Visions & Apparitions: Selected Tales of the Uncanny by Ladislav Klíma, translated from the Czech by Jed Slast (Twisted Spoon Press, June 1)
Collected here for the first time in English, Visions & Apparitions represents the greater part of Klíma’s output of ghost stories. Klíma employed the horror genre as a way to explore his subjectivist philosophy, and by all accounts he enjoyed writing them to pass the time. At times playful and lyrical, if not outright comical, the stories were written at various stages, the last text, ostensibly a one-act play about the undead, penned (or dictated) in the final months of his life. Taken together, they reflect Klíma’s lifelong preoccupation with the nature of “reality” as a matrix of madness, hallucination, and dream permeated with all-to-real phantoms and ghouls.
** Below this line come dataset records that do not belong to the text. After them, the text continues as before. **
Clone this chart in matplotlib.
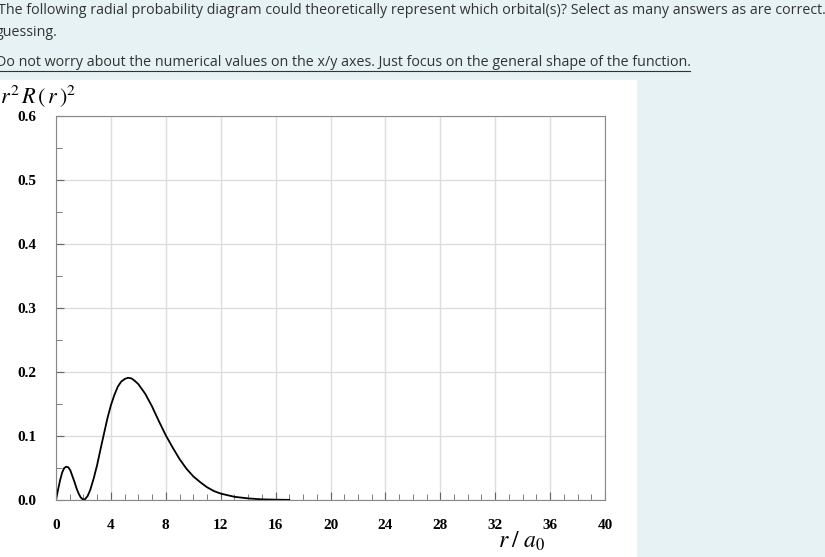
import matplotlib
matplotlib.use('Agg')
import matplotlib.pyplot as plt
from matplotlib.patches import Rectangle

# Values
r_vals = [0, 0.15, 0.3, 0.45, 0.6, 0.75, 0.9, 1.05, 1.2, 1.35, 1.5, 1.65, 1.8, 1.95, 2.1,
          2.3, 2.5, 2.75, 3, 3.25, 3.5, 3.75, 4, 4.25, 4.5, 4.75, 5, 5.25, 5.5, 5.75,
          6, 6.5, 7, 7.5, 8, 8.5, 9, 9.5, 10, 10.5, 11, 11.5, 12, 13, 14, 15, 16, 17]
p_vals = [0, 0.016, 0.031, 0.043, 0.050, 0.052, 0.051, 0.046, 0.037, 0.028, 0.018,
          0.010, 0.004, 0.001, 0.001, 0.006, 0.016, 0.034, 0.055, 0.080, 0.104, 0.128,
          0.148, 0.164, 0.177, 0.185, 0.189, 0.191, 0.190, 0.186, 0.181, 0.166, 0.146,
          0.123, 0.101, 0.082, 0.064, 0.049, 0.037, 0.028, 0.020, 0.014, 0.010, 0.005,
          0.0025, 0.001, 0.0005, 0.0002]
x_ticks = [0, 4, 8, 12, 16, 20, 24, 28, 32, 36, 40]
y_ticks = [0.0, 0.1, 0.2, 0.3, 0.4, 0.5, 0.6]

W, H = 825, 557
fig = plt.figure(figsize=(W / 100, H / 100), dpi=100)
fig.patch.set_facecolor('#e7f2f4')

# white panel behind the chart
fig.add_artist(Rectangle((0, 0), 637 / W, (H - 80) / H, transform=fig.transFigure,
                         facecolor='white', edgecolor='none', zorder=0))

sans = ['Open Sans', 'DejaVu Sans']
fig.text(-2 / W, 1 - 10 / H, 'The following radial probability diagram could theoretically represent '
         'which orbital(s)? Select as many answers as are correct.',
         family=sans, fontsize=10.3, color='#333333', va='center')
fig.text(-4 / W, 1 - 33 / H, 'guessing.', family=sans, fontsize=10.3, color='#333333', va='center')
fig.text(-4 / W, 1 - 63 / H, 'Do not worry about the numerical values on the x/y axes. '
         'Just focus on the general shape of the function.',
         family=sans, fontsize=10.3, color='#333333', va='center')
fig.add_artist(plt.Line2D([0, 690 / W], [1 - 71 / H, 1 - 71 / H], color='#333333', lw=0.8))

serif = 'Liberation Serif'
fig.text(0, 1 - 96 / H, r'$r^2\,R\,(\,r\,)^2$', fontsize=16, family=serif,
         va='center', math_fontfamily='stix')
fig.text(498 / W, 1 - 553 / H, r'$r\;/\;a_0$', fontsize=17, family=serif,
         va='bottom', math_fontfamily='stix')

ax = fig.add_axes([56 / W, 57 / H, 549 / W, 384 / H])
ax.plot(r_vals, p_vals, color='black', lw=1.3)
ax.set_xlim(0, 40)
ax.set_ylim(0, 0.6)
ax.set_xticks(x_ticks)
ax.set_yticks(y_ticks)
ax.set_xticks(range(0, 41), minor=True)
ax.set_yticks([i * 0.05 for i in range(13)], minor=True)
ax.grid(True, which='major', color='#dddddd', lw=1)
ax.set_axisbelow(True)
for s in ax.spines.values():
    s.set_color('#888888')
ax.tick_params(which='both', direction='in', color='#666666')
ax.tick_params(which='major', length=6)
ax.tick_params(which='minor', length=4)
ax.tick_params(axis='x', pad=14)
ax.tick_params(axis='y', pad=14)
ax.set_xticklabels([str(v) for v in x_ticks], family=serif, fontweight='bold', fontsize=11)
ax.set_yticklabels([f'{v:.1f}' for v in y_ticks], family=serif, fontweight='bold', fontsize=11)

fig.savefig('out.png', dpi=100, facecolor=fig.get_facecolor())
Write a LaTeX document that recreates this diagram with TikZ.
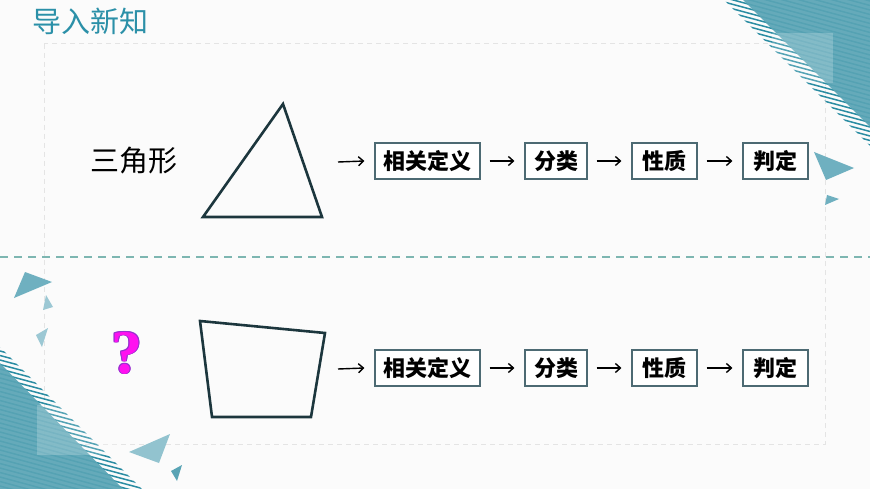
\documentclass[tikz,border=0pt]{standalone}
\usepackage{fontspec}
\setmainfont{Liberation Serif}
\newfontfamily\cjk{Noto Sans CJK SC}
\usetikzlibrary{arrows.meta}
\definecolor{bgc}{HTML}{FBFBFB}
\definecolor{teal1}{HTML}{2B90A8}
\definecolor{tri}{HTML}{59A4B5}
\definecolor{stripe}{HTML}{2A8CA2}
\definecolor{lighttri}{HTML}{9CC8D4}
\definecolor{midtri}{HTML}{6FB0C0}
\definecolor{dashc}{HTML}{7DB6B1}
\definecolor{framec}{HTML}{E4E4E4}
\definecolor{shape}{HTML}{1C363D}
\definecolor{boxc}{HTML}{4D6A73}
\definecolor{qmark}{HTML}{FF10F0}
\definecolor{qedge}{HTML}{9A30D0}
\tikzset{
  stepbox/.style={draw=boxc, line width=1.1pt, fill=white, minimum height=36pt, inner sep=0pt, font=\cjk\bfseries\fontsize{22}{22}\selectfont, text=black},
  flow/.style={-{Straight Barb[length=5pt,width=9pt]}, line width=1.4pt, black},
  poly/.style={draw=shape, line width=2.6pt, line join=miter},
  qstyle/.style={font=\bfseries\fontsize{62}{62}\selectfont, inner sep=0pt},
}
\begin{document}
\begin{tikzpicture}[x=1pt,y=-1pt]
\useasboundingbox (0,0) rectangle (870,489);
\fill[bgc] (0,0) rectangle (870,489);
% inner frame
\draw[framec, line width=1pt, dash pattern=on 5pt off 4pt] (44,44) rectangle (825,444);
% teal dashed separator
\draw[dashc, line width=2pt, dash pattern=on 8pt off 6pt] (0,257) -- (870,257);
% top-right decoration
\begin{scope}
  \clip (724,0) -- (870,0) -- (870,146) -- cycle;
  \foreach \k in {-30,...,34} {
    \draw[stripe, line width=1.5pt] (700,{\k*4.5}) -- (870,{\k*4.5+46});
  }
\end{scope}
\fill[tri, opacity=0.92] (743,0) -- (870,0) -- (870,127) -- cycle;
\fill[white, opacity=0.2] (772,33) rectangle (833,83);
% bottom-left decoration
\begin{scope}
  \clip (0,347) -- (0,489) -- (142,489) -- cycle;
  \foreach \k in {70,...,112} {
    \draw[stripe, line width=1.5pt] (0,{\k*4.5}) -- (170,{\k*4.5+46});
  }
\end{scope}
\fill[tri, opacity=0.92] (0,363) -- (0,489) -- (123,489) -- cycle;
\fill[white, opacity=0.2] (37,405) rectangle (118,455);
% small triangles
\fill[midtri] (25,272) -- (52,282) -- (14,298) -- cycle;
\fill[lighttri] (46,295) -- (53,307) -- (43,310) -- cycle;
\fill[lighttri] (36,335) -- (48,328) -- (42,347) -- cycle;
\fill[lighttri!85!tri] (129,452) -- (170,434) -- (159,463) -- cycle;
\fill[tri] (171,471) -- (182,465) -- (177,481) -- cycle;
\fill[midtri] (814,152) -- (854,168) -- (826,180) -- cycle;
\fill[midtri] (827,195) -- (839,199) -- (825,205) -- cycle;
% title
\node[font=\cjk\fontsize{29}{29}\selectfont, text=teal1, anchor=west, inner sep=0pt] (title) at (32,21) {导入新知};
% row 1
\node[font=\cjk\fontsize{29}{29}\selectfont, inner sep=0pt] (sanjiao) at (134,161) {三角形};
\draw[poly] (283,104) -- (203,217) -- (322,217) -- cycle;
\coordinate (s1) at (338,162);
\node[stepbox, minimum width=105pt] (a1) at (427.5,161) {相关定义};
\node[stepbox, minimum width=62pt] (a2) at (556,161) {分类};
\node[stepbox, minimum width=65pt] (a3) at (664.5,161) {性质};
\node[stepbox, minimum width=65pt] (a4) at (775.5,161) {判定};
\draw[flow] (s1) -- ([xshift=-10pt]a1.west);
\draw[flow] ([xshift=9pt]a1.east) -- ([xshift=-10pt]a2.west);
\draw[flow] ([xshift=9pt]a2.east) -- ([xshift=-10pt]a3.west);
\draw[flow] ([xshift=9pt]a3.east) -- ([xshift=-10pt]a4.west);
% row 2
\foreach \dx/\dy in {-0.8/0,0.8/0,0/-0.8,0/0.8,-0.6/-0.6,0.6/0.6,-0.6/0.6,0.6/-0.6} {
  \node[qstyle, text=qedge] at ({127+\dx},{353+\dy}) {?};
}
\node[qstyle, text=qmark] (q) at (127,353) {?};
\draw[poly] (200,321) -- (325,333) -- (311,417) -- (212,417) -- cycle;
\coordinate (s2) at (338,369);
\node[stepbox, minimum width=105pt] (b1) at (427.5,368) {相关定义};
\node[stepbox, minimum width=62pt] (b2) at (556,368) {分类};
\node[stepbox, minimum width=65pt] (b3) at (664.5,368) {性质};
\node[stepbox, minimum width=65pt] (b4) at (775.5,368) {判定};
\draw[flow] (s2) -- ([xshift=-10pt]b1.west);
\draw[flow] ([xshift=9pt]b1.east) -- ([xshift=-10pt]b2.west);
\draw[flow] ([xshift=9pt]b2.east) -- ([xshift=-10pt]b3.west);
\draw[flow] ([xshift=9pt]b3.east) -- ([xshift=-10pt]b4.west);
\end{tikzpicture}
\end{document}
Akin to Poe, ghosts emerge from the unconscious or the power of imagination and materialize as more than mere figment, visible even to others.

A Plagued Sea by Kim Bo-Young, translated from the Korean by Sophie Bowman (Tor Nightfire, August 11)
While waiting for a train to Haewon, an isolated Korean seaside village, bodyguard Mu-young gets a disaster alert on her phone. TVs throughout the station report breaking news of a massive earthquake on the eastern coast. Despite the danger, Mu-young boards the train with her niece: she’d rather face the earthquake than leave the girl in her mother’s care. That choice haunts her for the rest of her life. Three years later, Haewon Village is home to horrors. The earthquake unleashed an ancient plague that transforms its victims into fishy monsters, and the government’s lockdown has cut off any hope for help. Mu-young’s niece is dead, and all that’s left for her is to hunt villagers who break isolation. When an officious bureaucrat from Seoul arrives in the village, he stirs up even deeper trouble. Will Mu-young survive? Does she even deserve to?